In accordance with a Bankruptcy Court order dated August 16, 2016, the Company was authorized to enter into postpetition hedging arrangements. During the year ended December 31, 2016, LINN Energy entered into commodity derivative contracts consisting of natural gas swaps for October 2016 through December 2019, oil swaps for November 2016 through December 2017, and oil collars for January 2018 through December 2019. In April 2016 and May 2016, in connection with the Company’s restructuring efforts, LINN Energy canceled (prior to the contract settlement dates) all of its then-outstanding derivative contracts for net proceeds of approximately $1.2 billion. The net proceeds were used to make permanent repayments of a portion of the borrowings outstanding under the LINN Credit Facility.
The natural gas derivatives are settled based on the closing price of NYMEX Henry Hub natural gas on the last trading day for the delivery month, which occurs on the third business day preceding the delivery month, or the relevant index prices of natural gas published in Inside FERC’s Gas Market Report on the first business day of the delivery month. The oil derivatives are settled based on the average closing price of NYMEX WTI crude oil for each day of the delivery month.
Balance Sheet Presentation
The Company’s commodity derivatives are presented on a net basis in “derivative instruments” on the consolidated balance sheets. The following table summarizes the fair value of derivatives outstanding on a gross basis:
 Successor  Predecessor
 December 31, 2017  December 31, 2016
(in thousands)    
Assets:    
Commodity derivatives$22,589
  $19,369
Liabilities:    
Commodity derivatives$25,443
  $113,226
By using derivative instruments to economically hedge exposures to changes in commodity prices, the Company exposes itself to credit risk and market risk. Credit risk is the failure of the counterparty to perform under the terms of the derivative contract. When the fair value of a derivative contract is positive, the counterparty owes the Company, which creates credit risk. The Company’s counterparties are participants in the Revolving Credit Facility. The Revolving Credit Facility is secured by certain of the Company’s and its subsidiaries’ oil, natural gas and NGL reserves and personal property; therefore, the Company is not required to post any collateral. The Company does not receive collateral from its counterparties.
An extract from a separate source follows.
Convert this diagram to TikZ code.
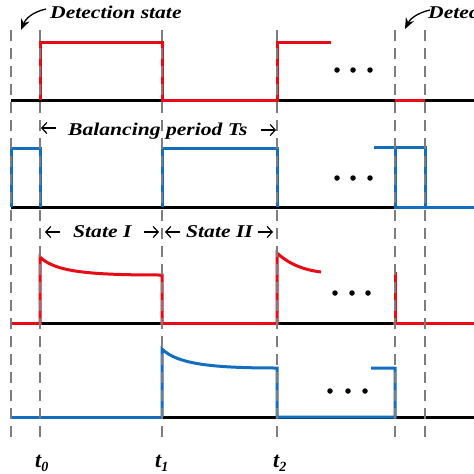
\documentclass[tikz,border=0pt]{standalone}
\usepackage{fontspec}
\setmainfont{Liberation Serif}
\usetikzlibrary{arrows.meta}
\definecolor{sigred}{RGB}{232,10,20}
\definecolor{sigblue}{RGB}{20,110,190}
\definecolor{guide}{RGB}{125,125,125}
\newcommand{\lbl}[1]{\scalebox{1.2}[1]{#1}}
\begin{document}
\begin{tikzpicture}[x=1pt,y=-1pt,
  sig/.style={line width=3pt,line join=miter},
  base/.style={line width=3pt,black},
  rsig/.style={sig,sigred},
  bsig/.style={sig,sigblue},
  guideline/.style={guide,line width=1.6pt,dash pattern=on 11pt off 7pt},
  lab/.style={font=\fontsize{18}{18}\bfseries\itshape\selectfont,inner sep=0pt,anchor=base west},
  spanarrow/.style={line width=1.2pt,-{Straight Barb[length=5pt,width=11pt,line width=1.2pt]}},
  tl/.style={font=\fontsize{22}{22}\bfseries\itshape\selectfont,inner sep=0pt,anchor=base west},
  dot/.style={circle,fill=black,inner sep=0pt,minimum size=5.5pt},
  detarrow/.style={line width=1.3pt,-{Stealth[length=11pt,width=9pt]}}
]
\useasboundingbox (0,0) rectangle (474,474);
\clip (0,0) rectangle (474,474);
\fill[white] (0,0) rectangle (474,474);

% ---------- Row 1 (red) ----------
\draw[base] (11,100) -- (474,100);
\draw[rsig] (40,100) -- (40,42) -- (162,42) -- (162,100) -- (277,100) -- (277,42) -- (331,42);
\draw[rsig] (395,100) -- (425,100);
\node[dot] (d1a) at (337,70) {};
\node[dot] (d1b) at (353,70) {};
\node[dot] (d1c) at (370,70) {};

% ---------- Row 2 (blue) ----------
\draw[base] (11,207) -- (395,207);
\draw[bsig] (11,207) -- (11,148) -- (40,148) -- (40,207);
\draw[bsig] (162,207) -- (162,148) -- (277,148) -- (277,207);
\draw[bsig] (374,147) -- (425,147) -- (425,207);
\draw[bsig] (395,147) -- (395,207) -- (474,207);
\node[dot] (d2a) at (337,178) {};
\node[dot] (d2b) at (353,178) {};
\node[dot] (d2c) at (370,178) {};

% ---------- Row 3 (red) ----------
\draw[rsig] (11,323) -- (474,323);
\draw[base] (42,323) -- (160,323);
\draw[base] (279,323) -- (393,323);
\draw[rsig] (40,323) -- (40,257) .. controls (55,272) and (90,275) .. (162,275) -- (162,323);
\draw[rsig] (277,323) -- (277,253) .. controls (290,265) and (305,270) .. (321,272);
\draw[rsig] (395,272) -- (395,323);
\node[dot] (d3a) at (335,293) {};
\node[dot] (d3b) at (352,293) {};
\node[dot] (d3c) at (368,293) {};

% ---------- Row 4 (blue) ----------
\draw[base] (11,417) -- (474,417);
\draw[bsig] (11,417) -- (162,417);
\draw[bsig] (162,417) -- (162,349) .. controls (177,364) and (212,368) .. (277,368) -- (277,417) -- (395,417) -- (395,368) -- (371,368);
\node[dot] (d4a) at (330,391) {};
\node[dot] (d4b) at (348,391) {};
\node[dot] (d4c) at (365,391) {};

% ---------- guide lines ----------
\foreach \gx in {11,40,162,277,395,425}
  \draw[guideline] (\gx,30) -- (\gx,440);

% ---------- labels ----------
\node[lab] (det1) at (50,18) {\lbl{Detection state}};
\node[lab] (det2) at (428,18) {\lbl{Detection state}};
\coordinate (det1s) at (46,9);
\coordinate (det1e) at (21,30);
\coordinate (det2s) at (430,10);
\coordinate (det2e) at (405,29);
\draw[detarrow] (det1s) .. controls (33,12) and (26,18) .. (det1e);
\draw[detarrow] (det2s) .. controls (417,13) and (410,19) .. (det2e);

\node[lab] (bal) at (68,135) {\lbl{Balancing period Ts}};
\coordinate (bl0) at (56,128); \coordinate (bl1) at (41,128);
\coordinate (br0) at (261,130); \coordinate (br1) at (276,130);
\draw[spanarrow] (bl0) -- (bl1);
\draw[spanarrow] (br0) -- (br1);

\node[lab] (s1) at (73,237) {\lbl{State \textit{I}}};
\node[lab] (s2) at (186,237) {\lbl{State \textit{II}}};
\coordinate (s1l0) at (60,232); \coordinate (s1l1) at (45,232);
\coordinate (s1r0) at (144,232); \coordinate (s1r1) at (159,232);
\coordinate (s2l0) at (180,232); \coordinate (s2l1) at (165,232);
\coordinate (s2r0) at (258,232); \coordinate (s2r1) at (273,232);
\draw[spanarrow] (s1l0) -- (s1l1);
\draw[spanarrow] (s1r0) -- (s1r1);
\draw[spanarrow] (s2l0) -- (s2l1);
\draw[spanarrow] (s2r0) -- (s2r1);

\node[tl] (t0) at (35,467) {t\raisebox{-4pt}{\fontsize{14}{14}\selectfont 0}};
\node[tl] (t1) at (155,467) {t\raisebox{-4pt}{\fontsize{14}{14}\selectfont 1}};
\node[tl] (t2) at (273,467) {t\raisebox{-4pt}{\fontsize{14}{14}\selectfont 2}};
\end{tikzpicture}
\end{document}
The maximum amount of loss due to credit risk that the Company would incur if its counterparties failed completely to perform according to the terms of the contracts, based on the gross fair value of financial instruments, was approximately $23 million at December 31, 2017. The Company minimizes the credit risk in derivative instruments by: (i) limiting its exposure to any single counterparty; (ii) entering into derivative instruments only with counterparties that meet the Company’s minimum credit quality standard, or have a guarantee from an affiliate that meets the Company’s minimum credit quality standard; and (iii) monitoring the creditworthiness of the Company’s counterparties on an ongoing basis. In accordance with the Company’s standard practice, its commodity derivatives are subject to counterparty netting under agreements governing such derivatives and therefore the risk of loss due to counterparty nonperformance is somewhat mitigated.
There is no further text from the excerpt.